» **WORK TO DO**: Repeat exactly the lines running from the first line of the data to the line containing "import plotly.graph_objects as go", both ends included, and nothing else; drop the pictures.

» **GIVEN DATA**:
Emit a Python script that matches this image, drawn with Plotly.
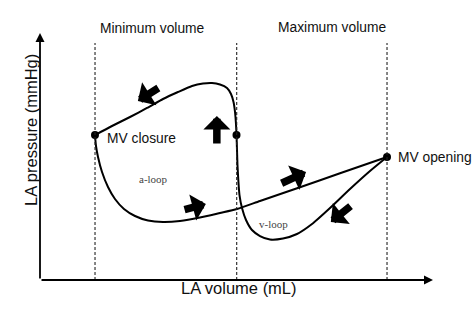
import plotly.graph_objects as go

# Schematic LA pressure-volume loop (arbitrary units: volume 0-100, pressure 0-100)
# Segment from MV closure over the top, down through the v-loop to MV opening
vol_upper = [13.99, 18.32, 22.90, 27.23, 31.30, 35.11, 38.68, 41.48, 43.77, 45.80, 47.58,
             48.60, 49.24, 49.62, 49.87, 50.00, 50.13, 50.25, 50.46, 50.76, 51.40, 52.42,
             53.94, 55.98, 58.52, 61.83, 65.39, 69.21, 73.79, 78.88, 83.97, 88.30]
prs_upper = [58.70, 62.35, 65.99, 69.64, 73.28, 76.11, 78.54, 79.55, 79.76, 79.15, 77.73,
             75.30, 72.06, 68.02, 63.16, 58.70, 52.63, 46.56, 40.49, 34.41, 29.15, 24.29,
             20.24, 17.81, 16.40, 16.80, 18.62, 22.67, 29.15, 36.84, 44.13, 49.80]
# Segment from MV opening back along the bottom (a-loop) to MV closure
vol_lower = [88.30, 76.34, 66.16, 55.98, 50.13, 45.80, 40.71, 35.62, 31.30, 27.48, 24.17,
             21.37, 19.08, 17.30, 15.78, 14.76, 14.25, 13.99]
prs_lower = [49.80, 43.20, 37.57, 31.98, 28.74, 27.13, 25.30, 23.89, 23.48, 24.09, 25.91,
             28.74, 32.79, 37.65, 43.72, 49.80, 54.25, 58.70]

# Key events
event_vol = [13.99, 50.00, 88.30]
event_prs = [58.70, 58.70, 49.80]
event_labels = ["MV closure", "", "MV opening"]

# Reference volumes (dashed verticals)
ref_vol = [14.0, 50.05, 88.3]
ref_labels = ["Minimum volume", "", "Maximum volume"]

# Flow direction arrows (tail -> tip)
arrow_tail_v = [30.5, 45.0, 36.4, 61.1, 79.4]
arrow_tail_p = [78.1, 54.7, 28.3, 38.9, 30.4]
arrow_tip_v = [24.9, 45.0, 42.2, 67.7, 74.0]
arrow_tip_p = [72.5, 66.4, 30.8, 43.7, 23.5]

SANS = "Liberation Sans, Arial, sans-serif"
SERIF = "Liberation Serif, Times New Roman, serif"

fig = go.Figure()
for xs, ys in [(vol_upper, prs_upper), (vol_lower, prs_lower)]:
    fig.add_trace(go.Scatter(x=xs, y=ys, mode="lines",
                             line=dict(color="black", width=2, shape="spline", smoothing=0.6),
                             hoverinfo="skip", showlegend=False))
fig.add_trace(go.Scatter(x=event_vol, y=event_prs, mode="markers",
                         marker=dict(color="black", size=8), showlegend=False))

shapes = []
for v in ref_vol:
    shapes.append(dict(type="line", xref="x", yref="y", x0=v, x1=v, y0=0, y1=96,
                       line=dict(color="#222", width=1.1, dash="3px,2px")))

ann = []
# axes with arrowheads
ann.append(dict(x=100, y=0, ax=0, ay=0, xref="x", yref="y", axref="x", ayref="y",
                showarrow=True, arrowhead=2, arrowsize=1, arrowwidth=1.8, arrowcolor="black", text=""))
ann.append(dict(x=0, y=100, ax=0, ay=0, xref="x", yref="y", axref="x", ayref="y",
                showarrow=True, arrowhead=2, arrowsize=1, arrowwidth=1.8, arrowcolor="black", text=""))
# block arrows
for tv, tp, hv, hp in zip(arrow_tail_v, arrow_tail_p, arrow_tip_v, arrow_tip_p):
    ann.append(dict(x=hv, y=hp, ax=tv, ay=tp, xref="x", yref="y", axref="x", ayref="y",
                    showarrow=True, arrowhead=1, arrowsize=0.6, arrowwidth=7.5,
                    arrowcolor="black", text="", standoff=0, startstandoff=0))
# labels
ann.append(dict(x=0.1476, y=1.0567, xref="paper", yref="paper", text=ref_labels[0], showarrow=False,
                font=dict(family=SANS, size=13.8, color="#111")))
ann.append(dict(x=0.8855, y=1.0607, xref="paper", yref="paper", text=ref_labels[2], showarrow=False,
                font=dict(family=SANS, size=13.8, color="#111")))
ann.append(dict(x=16.5, y=57.1, xref="x", yref="y", text=event_labels[0], showarrow=False,
                xanchor="left", font=dict(family=SANS, size=13.8, color="#111")))
ann.append(dict(x=90.6, y=49.4, xref="x", yref="y", text=event_labels[2], showarrow=False,
                xanchor="left", font=dict(family=SANS, size=13.8, color="#111")))
ann.append(dict(x=29.0, y=40.9, xref="x", yref="y", text="a-loop", showarrow=False,
                font=dict(family=SERIF, size=11, color="#444")))
ann.append(dict(x=59.3, y=22.7, xref="x", yref="y", text="v-loop", showarrow=False,
                font=dict(family=SERIF, size=11, color="#444")))
ann.append(dict(x=0.5064, y=-0.0769, xref="paper", yref="paper", text="LA volume (mL)", showarrow=False,
                font=dict(family=SANS, size=16.5, color="#111")))
ann.append(dict(x=-0.0509, y=0.6073, xref="paper", yref="paper", text="LA pressure (mmHg)", showarrow=False,
                textangle=-90, font=dict(family=SANS, size=16.5, color="#111")))

fig.update_layout(
    width=474, height=321,
    margin=dict(l=40, r=41, t=33, b=41),
    paper_bgcolor="white", plot_bgcolor="white",
    xaxis=dict(range=[0, 100], visible=False, fixedrange=True),
    yaxis=dict(range=[0, 100], visible=False, fixedrange=True),
    shapes=shapes, annotations=ann, showlegend=False,
)
fig.write_html("out.html", config={"displayModeBar": False})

» **WORKED ANSWER**:
Emit a Python script that matches this image, drawn with Plotly.
import plotly.graph_objects as go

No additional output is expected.